Las Vegas Sun

April 25, 2024

Hate crimes down, but stat can be deceiving

The FBI recently released statistics showing hate crimes are down in Southern Nevada and across the country.

Hate crimes reported by agency in 2013

METRO POLICE reported 65 hate crimes, down from 73 in 2012.

• Race: 27

• Sexual orientation: 23

• Religion: 9

• Ethnicity: 6

HENDERSON POLICE reported one hate crime, down from three in 2012.

• Race: 1

NORTH LAS VEGAS POLICE reported two hate crimes, down from 10 in 2012.

• Sexual orientation: 1

• Ethnicity: 1

Metro, Henderson and North Las Vegas police departments reported 68 incidents in 2013, down 21 percent from the year before. Agencies nationwide reported 5,928 offenses last year, down 10 percent.

At face value, that sounds like good news, but experts warn the numbers can be deceiving.

Hate crimes are tricky to define

The FBI defines hate crimes as traditional offenses such as murder, arson or vandalism with an added element of bias. Lawmakers define a hate crime as a “criminal offense against a person or property motivated in whole or in part by an offender’s bias against a race, religion, disability, ethnic origin or sexual orientation.”

Civil rights attorney Allen Lichtenstein said criminal motivations can be nuanced, and lumping offenses into such blunt categories is a knee-jerk approach. Except in the most obvious instances, such as a white supremacist bragging publicly about targeting someone of another race, offenses aren’t likely to be classified as hate crimes.

“I’ve always been a bit concerned by the idea that something automatically is going to be called a hate crime or something is not going to be called a hate crime,” Lichtenstein said. A better option is to adopt “a more holistic, case-by-case analysis and consider what the mitigating factors are. I don’t know that putting it into a statutory form really is that helpful.”

Bias is hard to prove

Prejudice often is mixed with other criminal motives that are hard to peg or quantify. Biases aren’t easy for investigators and prosecutors to identify, because people easily can lie about them.

“Sometimes hate crimes are a very difficult thing to prove,” said Natalie Collins, a spokeswoman with the U.S. Attorney’s Office in Nevada.

Just because someone seems to be racist — say, a robber who targets only victims of a certain race or ethnic group — that bias isn’t easy to confirm. Appearance is different from proof.

Under Nevada law, incidents involving a proven bias are treated as crimes with enhancements, which theoretically upgrade the severity of the crime and increase the punishment. But the impact of the hate-crime enhancement is vague. State law requires only that victims be compensated for monetary damages, which they likely would have been anyway, and doesn’t specify harsher penalties for criminals.

The legal complexities raise a question for law enforcement: Why try to prove something is a hate crime if it won’t make a real difference in court?

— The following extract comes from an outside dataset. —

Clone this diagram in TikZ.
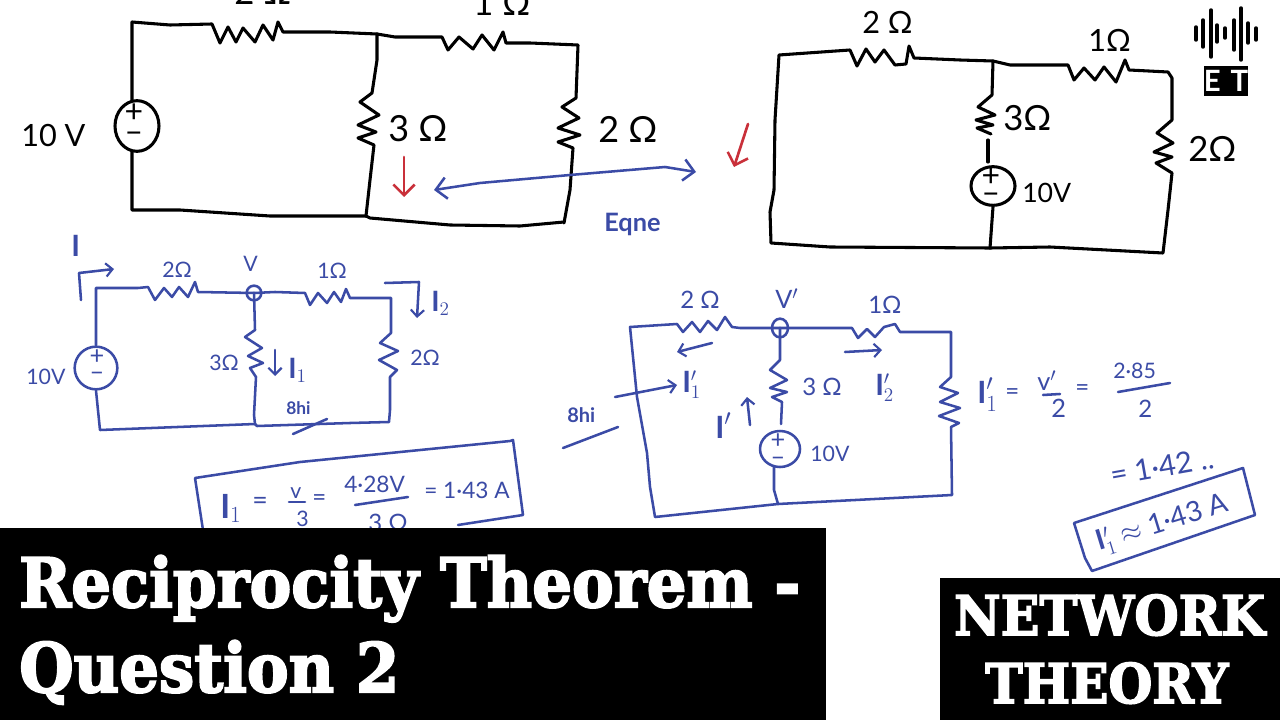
\documentclass[tikz,border=0pt]{standalone}
\usepackage{fontspec}
\usepackage{amsmath}
\usepackage{xcolor}
\usetikzlibrary{shapes.geometric, arrows.meta}
\setmainfont{Lato}
\newfontfamily\slabfont[FakeBold=3]{DejaVu Serif Bold}
\definecolor{penblue}{HTML}{3B4BA6}
\definecolor{penred}{HTML}{C9303A}
\newcommand{\hI}{\mathbf{I}}
\newcommand{\fs}[1]{\fontsize{#1}{#1}\selectfont}
\tikzset{
  inkK/.style={line width=2.3pt, black, line join=round, line cap=round},
  inkB/.style={line width=1.9pt, penblue, line join=round, line cap=round},
  inkR/.style={line width=2pt, penred, line cap=round},
  barb/.style={-{Straight Barb[length=8pt,width=16pt,line width=1.9pt]}},
  barbs/.style={-{Straight Barb[length=5pt,width=10pt,line width=1.6pt]}},
  txtK/.style={black, anchor=base west, inner sep=0pt, font=\fs{23}},
  txtB/.style={penblue, anchor=base west, inner sep=0pt, font=\fs{16}},
  srcK/.style={ellipse, draw, inkK, inner sep=0pt, minimum width=33pt, minimum height=38pt},
  srcB/.style={ellipse, draw, inkB, inner sep=0pt, minimum width=32pt, minimum height=32pt},
  signK/.style={black, inner sep=0pt, font=\fs{24}},
  signB/.style={penblue, inner sep=0pt, font=\fs{19}},
  bigT/.style={white, anchor=base west, inner sep=0pt, font=\slabfont\fs{51}},
  nodeO/.style={circle, draw, inkB, inner sep=0pt, minimum size=11pt}
}
\begin{document}
\begin{tikzpicture}[x=0.75pt,y=-0.75pt]
\useasboundingbox (0,0) rectangle (1280,720);
\clip (0,0) rectangle (1280,720);
\fill[white] (0,0) rectangle (1280,720);

% top left circuit
\coordinate (ja) at (377,34);
\coordinate (jb) at (366,216);
\node[srcK] (srca) at (137,126) {};
\node[signK] (pa) at (134,113) {+};
\node[signK] (ma) at (134,137) {--};
\draw[inkK] (132,101) -- (132,22) -- (170,25) -- (212,24) -- (220,43) -- (228,27) -- (236,42) -- (243,28) -- (255,42) -- (263,25) -- (273,40) -- (278,22) -- (283,32) -- (330,32) -- (ja);
\draw[inkK] (ja) -- (395,37) -- (442,37) -- (448,50) -- (459,37) -- (473,49) -- (482,35) -- (494,50) -- (503,32) -- (506,43) -- (530,43) -- (578,45) -- (576,98) -- (562,107) -- (579,118) -- (558,128) -- (580,135) -- (558,142) -- (573,148) -- (570,190) -- (564,223);
\draw[inkK] (ja) -- (377,60) -- (372,93) -- (360,102) -- (379,115) -- (358,125) -- (376,132) -- (358,138) -- (374,145) -- (370,180) -- (jb);
\draw[inkK] (132,151) -- (132,210) -- (180,210) -- (270,216) -- (jb);
\draw[inkK] (jb) -- (370,218) -- (450,225) -- (520,226) -- (564,222);
\node[txtK, font=\fs{26}] (ra) at (234,5) {2 Ω};
\node[txtK, font=\fs{26}] (rb) at (473,16) {1 Ω};
\node[txtK, font=\fs{27}] (rc) at (388,142) {3 Ω};
\node[txtK, font=\fs{27}] (rd) at (598,143) {2 Ω};
\node[txtK] (va) at (21,147) {10 V};
\draw[inkR, barb] (404,157) -- (404,197); % red arrow
\draw[inkB, barb] (665,167) -- (696,172);
\draw[inkB, barb] (665,167) -- (570,175) -- (480,183) -- (434,190);
\node[txtB, font=\bfseries\fs{19}] (eq) at (604,232) {Eqne};

% top right circuit
\coordinate (jc) at (993,61);
\coordinate (jd) at (990,248);
\draw[inkR, barb] (748,124) -- (734,167);
\node[srcK, minimum width=33pt, minimum height=29pt] (srcb) at (993,186) {};
\node[signK] (pb) at (991,177) {+};
\node[signK] (mb) at (991,198) {--};
\draw[inkK] (jc) -- (960,60) -- (914,58) -- (909,46) -- (906,64) -- (895,65) -- (884,50) -- (875,62) -- (866,49) -- (857,66) -- (850,50) -- (779,55) -- (775,120) -- (774,190) -- (770,212) -- (771,243) -- (830,247) -- (jd);
\draw[inkK] (jc) -- (1010,65) -- (1068,65) -- (1074,80) -- (1084,68) -- (1095,80) -- (1104,67) -- (1116,82) -- (1125,60) -- (1129,70) -- (1168,72) -- (1172,78) -- (1172,120) -- (1157,133) -- (1173,143) -- (1154,152) -- (1172,157) -- (1156,163) -- (1172,173) -- (1168,210) -- (1163,253) -- (1050,247) -- (jd);
\draw[inkK] (jc) -- (992,95) -- (978,107) -- (995,115) -- (976,120) -- (993,125) -- (977,128) -- (991,134);
\draw[inkK] (988,140) -- (988,162);
\draw[inkK] (srcb.south) -- (jd);
\node[txtK] (re) at (862,34) {2 Ω};
\node[txtK] (rf) at (1088,52) {1Ω};
\node[txtK, font=\fs{26}] (rg) at (1003,131) {3Ω};
\node[txtK, font=\fs{26}] (rh) at (1188,162) {2Ω};
\node[txtK, font=\fs{20}] (vb) at (1022,203) {10V};

% logo
\foreach \xb/\ya/\yb in {1196/27/40, 1203/20/47, 1211/10/57, 1217/25/42, 1225/28/38, 1234/20/50, 1241/8/60, 1248/23/43, 1256/28/40}
  \draw[line width=2.6pt, black, line cap=round] (\xb,\ya) -- (\xb,\yb);
\node[fill=black, text=white, inner sep=0pt, minimum width=32pt, minimum height=23pt, font=\bfseries\fs{22}] (logo) at (1226,81) {E\,\,T};

% blue circuit with I and V
\node[nodeO, minimum size=11pt] (nv) at (254,293) {};
\node[srcB] (srcc) at (96,368) {};
\node[signB] (pc) at (97,357) {+};
\node[signB] (mc) at (97,376) {--};
\draw[inkB] (nv.center) -- (198,292) -- (195,282) -- (188,297) -- (179,287) -- (172,297) -- (164,288) -- (155,300) -- (148,287) -- (138,288) -- (96,288) -- (srcc.north);
\draw[inkB] (nv.center) -- (275,292) -- (305,293) -- (310,305) -- (318,293) -- (327,303) -- (334,292) -- (341,302) -- (346,289) -- (350,298) -- (391,298) -- (391,333) -- (380,343) -- (398,351) -- (379,360) -- (397,370) -- (390,377) -- (390,410) -- (389,422) -- (350,423) -- (257,426) -- (255,424);
\draw[inkB] (nv.center) -- (255,330) -- (245,337) -- (262,348) -- (248,356) -- (263,363) -- (250,368) -- (256,377) -- (254,415) -- (255,424);
\draw[inkB] (srcc.south) -- (100,430) -- (255,424);
\draw[inkB, barbs] (81,300) -- (79,273) -- (114,269);
\draw[inkB, barbs] (385,283) -- (419,282) -- (417,318);
\draw[inkB, barbs] (275,350) -- (275,376);
\draw[inkB] (293,434) -- (327,419);
\node[txtB] (tc) at (71,257) {\fs{22}$\hI$};
\node[txtB] (re1) at (162,277) {2Ω};
\node[txtB] (nvl) at (243,272) {V};
\node[txtB] (rf1) at (317,278) {1Ω};
\node[txtB] (rg1) at (209,370) {3Ω};
\node[txtB] (rh1) at (410,365) {2Ω};
\node[txtB] (vc) at (26,384) {10V};
\node[txtB] (i1) at (288,378) {\fs{21}$\hI_1$};
\node[txtB] (i2) at (431,311) {\fs{21}$\hI_2$};
\node[txtB, font=\bfseries\fs{13}] (shc) at (286,414) {8hi};

% boxed result for I1
\draw[inkB] (203,530) -- (195,478) -- (300,462) -- (510,441) -- (513,440) -- (523,515) -- (458,525);
\node[txtB] (eqa) at (220,518) {\fs{25}$\hI_1$};
\node[txtB, font=\fs{20}] (eqb) at (252,509) {=};
\node[txtB, font=\fs{16}] (eqc) at (290,498) {v};
\draw[inkB] (289,502) -- (305,502);
\node[txtB, font=\fs{16}] (eqd) at (296,526) {3};
\node[txtB, font=\fs{18}] (eqe) at (312,505) {=};
\node[txtB, font=\fs{17}] (eqf) at (344,492) {4·28V};
\draw[inkB] (355,505) -- (408,497);
\node[txtB, font=\fs{18}] (eqg) at (368,531) {3 Ω};
\node[txtB, font=\fs{17}] (eqh) at (424,498) {= 1·43 A};

% blue circuit with V'
\node[nodeO, minimum width=12pt, minimum height=14pt, ellipse] (nw) at (780,328) {};
\node[srcB, minimum width=30pt, minimum height=27pt] (srcd) at (780,449) {};
\node[signB] (pd) at (778,441) {+};
\node[signB] (md) at (778,461) {--};
\draw[inkB] (nw.center) -- (740,328) -- (732,327) -- (725,317) -- (717,330) -- (708,321) -- (700,332) -- (692,322) -- (683,332) -- (677,324) -- (630,327) -- (637,397) -- (647,453) -- (650,487) -- (655,517) -- (778,504);
\draw[inkB] (nw.center) -- (852,328) -- (858,338) -- (867,329) -- (875,337) -- (884,327) -- (895,324) -- (900,332) -- (951,332) -- (951,377) -- (940,387) -- (958,393) -- (940,402) -- (960,408) -- (939,416) -- (959,423) -- (951,427) -- (952,495) -- (778,504);
\draw[inkB] (nw.center) -- (780,360) -- (770,370) -- (787,380) -- (770,388) -- (787,392) -- (772,397) -- (782,402) -- (781,424);
\draw[inkB] (774,467) -- (774,490) -- (778,504);
\draw[inkB, barbs] (712,343) -- (677,352);
\draw[inkB, barbs] (845,352) -- (882,350);
\draw[inkB, barbs] (615,397) -- (677,385);
\draw[inkB, barbs] (750,425) -- (747,397);
\draw[inkB] (563,448) -- (618,427);
\node[txtB, font=\fs{18}] (rj) at (680,308) {2 Ω};
\node[txtB, font=\fs{19}] (nwl) at (775,308) {V$'$};
\node[txtB, font=\fs{18}] (rk) at (868,313) {1Ω};
\node[txtB, font=\fs{18}] (rl) at (802,395) {3 Ω};
\node[txtB] (vd) at (810,461) {10V};
\node[txtB] (ia) at (682,392) {\fs{22}$\hI_1'$};
\node[txtB] (ib) at (875,395) {\fs{22}$\hI_2'$};
\node[txtB] (ic) at (715,438) {\fs{23}$\hI'$};
\node[txtB, font=\bfseries\fs{15}] (shd) at (567,422) {8hi};

% equations on the right
\node[txtB] (fa) at (977,403) {\fs{23}$\hI_1'$};
\node[txtB, font=\fs{18}] (fb) at (1005,399) {=};
\node[txtB, font=\fs{19}] (fc) at (1037,390) {v$'$};
\draw[inkB] (1043,395) -- (1060,394);
\node[txtB, font=\fs{19}] (fd) at (1051,417) {2};
\node[txtB, font=\fs{18}] (fe) at (1075,395) {=};
\node[txtB] (ff) at (1113,378) {2·85};
\draw[inkB] (1118,392) -- (1170,383);
\node[txtB, font=\fs{18}] (fg) at (1138,417) {2};
\node[txtB, rotate=10, font=\fs{22}] (fh) at (1112,486) {= 1·42 ..};
\draw[inkB] (1085,558) -- (1074,523) -- (1243,468) -- (1255,515) -- (1092,571) -- (1085,558);
\node[txtB, rotate=17, font=\fs{18}] (fi) at (1099,551) {\fs{21}$\hI_1'$ $\approx$ 1·43 A};

% title blocks
\fill[black] (0,528) rectangle (826,720);
\fill[black] (940,578) rectangle (1280,720);
\node[bigT, xscale=.92] (ttla) at (19,607) {Reciprocity Theorem -};
\node[bigT, xscale=.92] (ttlb) at (19,692) {Question 2};
\node[bigT, font=\slabfont\fs{41}, xscale=.93] (ttlc) at (954,635) {NETWORK};
\node[bigT, font=\slabfont\fs{41}, xscale=.92] (ttld) at (985,703) {THEORY};
\end{tikzpicture}
\end{document}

Hate-crime statistics aren’t consistent

Law enforcement agencies aren’t required to report crime data to the FBI. Because of that, civil rights advocates say the federal agency has unreliable year-to-year comparisons.

Mark Potok of the Southern Poverty Law Center said the number of agencies that reported data to the FBI plunged to just 79 percent in 2012, the lowest level since 1995. The trend seems to reflect a diminished interest from officials, he said, noting the Federal Law Enforcement Training Center ended its hate-crime programs in 2009. The Southern Poverty Law Center ended a similar program in 2008 due to dwindling enrollment. The programs taught law enforcement officials how to identify crimes involving bias.

“This apparent lack of interest and focus on hate crimes is worrying,” Potok said, noting that more than half of all hate crimes are never reported to police, and the majority of those that are tend to be categorized as other kinds of crimes.

There actually are 25 to 40 times more hate crimes throughout the United States than the FBI numbers suggest, Potok said.